'The cricket test which side do they cheer for?' This was the question Lord Tebbit floated a few years ago as a test of loyalty for Britain's immigrant population. Would they cheer for England or the West Indies, England or Pakistan? The question reveals much about the British obsession with sport, more still about British xenophobia, and suggests that the two phenomena may have something in common. This is the kind of territory explored by Mark Wallinger, whose retrospective opened in Birmingham and travelled to London in somewhat altered form. The organisers of the show pinned the theme of Britishness on it, but it is arguable that Wallinger's critique employs our national obsessions simply as a vehicle.
The exhibition surveyed ten years of varied output. Since leaving Goldsmiths', Wallinger has employed painting, photography, sculptural objects, video and installation, choosing his medium according to the ideas he wishes to explore. Wallinger is best known for the racehorse which he acquired with the help of a syndicate in 1993, and which he declared to be A Real Work of Art. His typical procedure is to insinuate his works into particular social groupings and their institutional ties, and then invite the viewer to follow. However, when we do so, we discover that a subtle act of sabotage has occurred and that we are left in a conceptual limbo, asking ourselves how we got there. A Real Work of Art was one such treacherous project, pulling in two directions into the worlds of art and sport.
A Real Work of Art couldn't be present at the retrospective, but Wallinger showed other works on a horsey theme. The exhibition included a series of paintings with the generic title Half-Brother (1994-5). Each work shows a thoroughbred horse against a plain white ground. Or rather, two horses, since each work is comprised of a pair of canvases joined in the middle, showing the front half of one stallion and the hindquarters of another. In Race, Class, Sex (1993), seen a couple of years ago at the Saatchi collection, Wallinger presented four male descendants of an Arab stallion brought to England in the 18th century. The new works develop this conceit: each pair of stallions is the offspring of a single dam the two halves are truly 'half-brothers'.

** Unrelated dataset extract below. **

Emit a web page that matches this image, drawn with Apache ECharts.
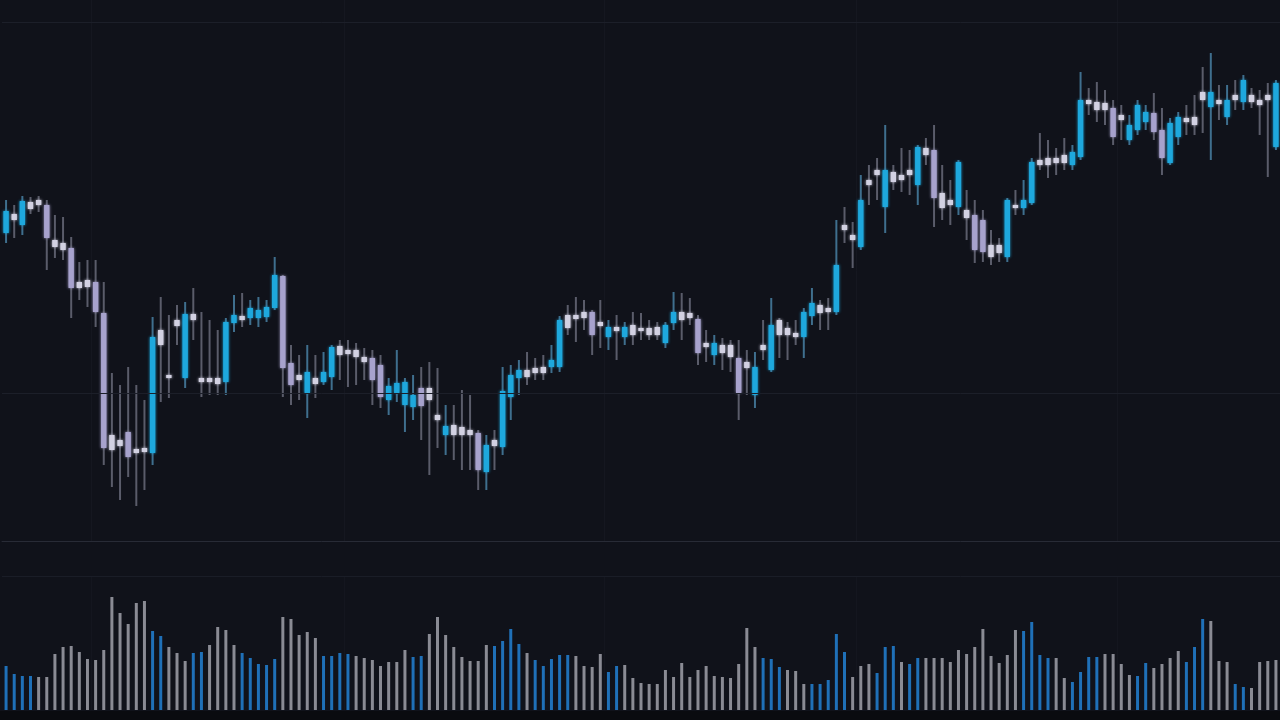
<!DOCTYPE html>
<html>
<head>
<meta charset="utf-8">
<style>
html,body{margin:0;padding:0;background:#10121a;}
#chart{width:1280px;height:720px;}
</style>
<script src="https://cdn.jsdelivr.net/npm/echarts@6/dist/echarts.min.js"></script>
</head>
<body>
<div id="chart"></div>
<script>
// ---- data (price units; volume units) ----
const openP = [367,386,375,398,400,395,360,357,352,318,
320,318,287,165,160,168,151,152,147,270,
225,280,222,286,222,222,222,218,277,284,
282,282,283,292,324,237,225,207,222,218,
223,254,250,250,243,242,235,200,207,195,
193,212,212,185,165,175,173,170,167,128,
160,153,203,222,230,232,233,233,233,285,
285,288,288,278,263,273,263,275,272,272,
273,257,277,288,287,281,257,245,255,255,
242,238,205,255,230,280,272,267,263,284,
295,292,288,375,365,353,420,430,393,428,
425,430,415,452,450,407,400,393,390,385,
380,355,355,343,395,392,397,440,442,442,
445,435,443,500,498,497,492,485,460,470,
478,487,470,437,463,482,483,508,493,500,
483,505,498,505,500,505,453];
const closeP = [389,380,399,391,395,362,353,350,312,312,
313,288,152,150,154,143,147,148,263,255,
222,274,286,280,218,218,216,278,285,280,
292,290,293,325,232,215,220,228,216,228,
253,245,246,243,238,220,203,214,217,218,
205,194,200,180,174,165,165,165,130,155,
154,209,225,230,223,227,227,240,280,272,
281,282,265,274,273,269,273,265,269,265,
265,275,288,280,282,247,253,257,247,243,
207,232,233,250,275,265,265,263,288,297,
287,288,335,370,360,400,415,425,430,418,
420,425,453,445,402,392,395,438,382,350,
348,343,347,400,392,400,438,435,435,437,
437,448,500,496,490,490,463,480,475,495,
488,468,442,477,483,478,475,500,508,496,
500,500,520,498,495,500,517];
const lowP = [357,362,365,386,388,330,342,340,282,300,
293,273,135,113,100,123,94,110,135,198,
202,255,212,260,203,205,205,205,268,273,
275,273,278,290,203,195,200,182,202,215,
210,220,213,215,220,195,192,185,198,168,
180,160,125,152,145,140,130,130,110,110,
130,145,180,205,215,220,220,227,228,265,
258,270,245,252,250,240,255,255,260,260,
260,252,270,260,275,235,238,235,230,228,
180,205,192,240,228,242,240,255,242,275,
270,270,285,357,332,350,395,400,367,410,
408,405,395,435,373,380,375,385,360,337,
338,335,338,338,385,385,395,430,422,425,
430,430,440,485,478,475,455,460,455,465,
470,460,425,435,455,465,465,467,440,480,
475,490,490,492,465,423,450];
const highP = [400,395,404,403,404,400,385,383,363,338,
340,340,318,227,215,233,215,200,283,303,
285,295,298,312,288,280,270,282,305,307,
300,303,300,343,325,255,245,255,245,248,
255,260,260,257,252,250,245,222,250,222,
225,233,238,232,195,195,210,205,170,165,
170,233,235,240,248,242,245,255,284,295,
303,300,290,300,280,285,278,288,287,280,
278,278,308,307,302,285,270,265,262,260,
260,250,248,280,302,282,278,280,292,312,
300,302,380,393,378,425,435,442,475,435,
452,450,455,462,475,435,420,440,410,400,
390,370,362,402,410,420,442,467,460,452,
462,455,528,512,518,510,500,495,485,500,
495,507,492,482,488,495,505,533,547,515,
515,520,525,512,510,517,520];
const volume = [44,36,34,34,33,33,56,63,64,58,
51,50,60,113,97,86,107,109,79,74,
63,57,49,57,58,65,83,80,65,57,
52,46,45,51,93,91,75,78,72,54,
54,57,56,54,52,50,44,48,48,60,
53,54,76,93,75,63,53,49,49,65,
64,69,81,66,57,50,44,51,55,55,
54,44,43,56,38,44,45,32,27,26,
26,40,33,47,33,40,44,34,33,32,
46,82,63,52,51,43,40,39,26,26,
26,30,76,58,33,44,46,37,63,64,
48,46,52,52,52,52,48,60,56,63,
81,54,47,55,80,79,88,55,52,52,
32,28,38,53,53,56,56,46,35,34,
47,42,46,52,59,48,63,91,89,49,
48,26,23,22,48,49,50];
// 1 = buying volume (blue), 0 = selling volume (grey)
const volumeUp = [1,1,1,1,0,0,0,0,0,0,
0,0,0,0,0,0,0,0,1,1,
0,0,0,1,1,0,0,0,0,1,
1,1,1,1,0,0,0,0,0,1,
1,1,1,0,0,0,0,0,0,0,
1,1,0,0,0,0,0,0,0,0,
1,1,1,1,0,1,1,1,1,1,
0,0,0,0,1,1,0,0,0,0,
0,0,0,0,0,0,0,0,0,0,
0,0,0,1,1,1,0,0,0,1,
1,1,1,1,0,0,0,1,1,1,
0,1,1,0,0,0,0,0,0,0,
0,0,0,0,0,1,1,1,1,0,
0,1,1,1,1,0,0,0,0,1,
1,0,0,0,0,1,1,1,0,0,
0,1,1,0,0,0,0];
const categories = openP.map((_, i) => 'T' + (i + 1));

// ---- build ----
const candleData = categories.map((_, i) => [i, openP[i], closeP[i], lowP[i], highP[i]]);
const volData = volume.map((v, i) => ({
  value: v,
  itemStyle: { color: volumeUp[i] ? '#1f70b8' : '#8a8b94' }
}));
const vGridIdx = [11, 42, 74, 105, 137];

const chart = echarts.init(document.getElementById('chart'), null, { renderer: 'canvas' });
chart.setOption({
  backgroundColor: '#10121a',
  animation: false,
  graphic: [{
    type: 'rect', z: -1, silent: true,
    shape: { x: 0, y: 711, width: 1280, height: 9 },
    style: { fill: '#0a0b0f' }
  }],
  grid: [
    { left: 2, right: 0, top: 0, bottom: 179 },
    { left: 2, right: 0, top: 576, bottom: 10 }
  ],
  xAxis: [
    {
      type: 'category', data: categories, gridIndex: 0, boundaryGap: true,
      axisLine: { show: true, lineStyle: { color: '#282b36', width: 1 } },
      axisTick: { show: false }, axisLabel: { show: false },
      splitLine: {
        show: true,
        interval: function (idx) { return vGridIdx.indexOf(idx) >= 0; },
        lineStyle: { color: '#151720', width: 1 }
      }
    },
    {
      type: 'category', data: categories, gridIndex: 1, boundaryGap: true,
      axisLine: { show: false }, axisTick: { show: false }, axisLabel: { show: false },
      splitLine: {
        show: true,
        interval: function (idx) { return vGridIdx.indexOf(idx) >= 0; },
        lineStyle: { color: '#14161f', width: 1 }
      }
    }
  ],
  yAxis: [
    {
      type: 'value', gridIndex: 0, min: 59, max: 600, scale: true,
      axisLine: { show: false }, axisTick: { show: false }, axisLabel: { show: false },
      splitLine: { show: false }
    },
    {
      type: 'value', gridIndex: 1, min: 0, max: 134,
      axisLine: { show: false }, axisTick: { show: false }, axisLabel: { show: false },
      splitLine: { show: false }
    }
  ],
  series: [
    {
      type: 'custom',
      name: 'Price',
      xAxisIndex: 0, yAxisIndex: 0,
      data: candleData,
      encode: { x: 0, y: [1, 2, 3, 4] },
      renderItem: function (params, api) {
        const i = api.value(0);
        const o = api.value(1), c = api.value(2), l = api.value(3), h = api.value(4);
        const pO = api.coord([i, o]);
        const pC = api.coord([i, c]);
        const pL = api.coord([i, l]);
        const pH = api.coord([i, h]);
        const w = api.size([1, 0])[0] * 0.66;
        const up = c >= o;
        const big = Math.abs(c - o) >= 18;
        const fill = up ? '#1ea8dd' : (big ? '#a7a2cd' : '#d2d1e2');
        const wick = up ? '#3f6f8e' : '#5a5c6a';
        const top = Math.min(pO[1], pC[1]);
        const bh = Math.max(Math.abs(pO[1] - pC[1]), 2.5);
        return {
          type: 'group',
          children: [
            { type: 'rect', shape: { x: pH[0] - 1, y: pH[1], width: 2, height: pL[1] - pH[1] },
              style: { fill: wick } },
            { type: 'rect', shape: { x: pO[0] - w / 2, y: top, width: w, height: bh },
              style: { fill: fill, shadowBlur: 3, shadowColor: fill } }
          ]
        };
      },
      markLine: {
        silent: true, symbol: 'none', label: { show: false },
        lineStyle: { color: '#1c1f29', width: 1, type: 'solid' },
        data: [{ yAxis: 207 }, { yAxis: 578 }]
      }
    },
    {
      type: 'bar',
      name: 'Volume',
      xAxisIndex: 1, yAxisIndex: 1,
      barWidth: 3,
      data: volData,
      markLine: {
        silent: true, symbol: 'none', label: { show: false },
        lineStyle: { color: '#1a1d27', width: 1, type: 'solid' },
        data: [{ yAxis: 134 }]
      }
    }
  ]
});
</script>
</body>
</html>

Wallinger's horses are highly desirable objects. They symbolise beauty, speed and success, as well as the supposedly glamourous and exclusive world of racing. Moreover the horses are depicted life-size and in photo-realist style, encouraging the viewer in a vicarious act of possession. In Race, Class, Sex the title of the work and the pedigree of the horses prompted speculation on human as well as equine inheritance, making us re-appraise the desires the piece evoked. The new works are cleverer still in their denial of the autonomy of the represented image. In order to complete each picture we have to reconstruct the mother on which it is predicated, and through her we become aware of a whole range of invisible forces and interests that have laboured to produce these icons.
Wallinger's work is at its best when (as in the horse pictures) it is at its most seductive. He has learnt how to bring out the attractive qualities of the subjects and media he employs, and to sweeten the pill of his critique. His touch is not infallible however. The exhibition included earlier works employing school and office furniture, which make their points about institutions and institutionalisation in a dour and theory-laden manner. More recently Wallinger has explored worlds he clearly loves, but here the danger is that he can lose his ironic edge. Perhaps it is not so sad that A Real Work of Art has been sold on to a German collector: the project couldn't quite shake off an air of masculine clubbyness (surely one of its intended targets) which always threatened to alienate the viewer.
Wallinger is usually more adept in his manipulation of our desires. He is aware of how we willingly conspire in the process of representation, taking at face value that which we ought to question. Whether his work examines the institutions of art, sport or aristocracy, he tries to make us consider how value is conferred, often using humour to lead us into abrupt changes of viewpoint. Wallinger is ultimately less concerned with the institutions he examines than with the operation of identity: the images we accept of ourselves and others, and their dependence on acts of inclusion and exclusion.
One of the most successful works in the show was Regard a Mere Mad Rager (1993). The title is a palindrome, a conceit that finds an echo in the work. The piece shows a clip of a British comedian, the late Tommy Cooper, performing a stand-up routine. The tape is played backwards however, and the video monitor is visible only as a reflection in a mirrored window. The televisual vocabulary, and Tommy Cooper's humour, are both so familiar and accessible that the routine is still readable and funny. But the double displacement has a strange effect. We become aware of how Cooper is circumscribed by his act, responding to laughter rather than controlling it. Sympathy is evoked, but also a sense of unbridgeable distance reinforced by the mirrored presentation. The piece is a highly effective memorial and one which refuses to simplify its human subject or guarantee its presence.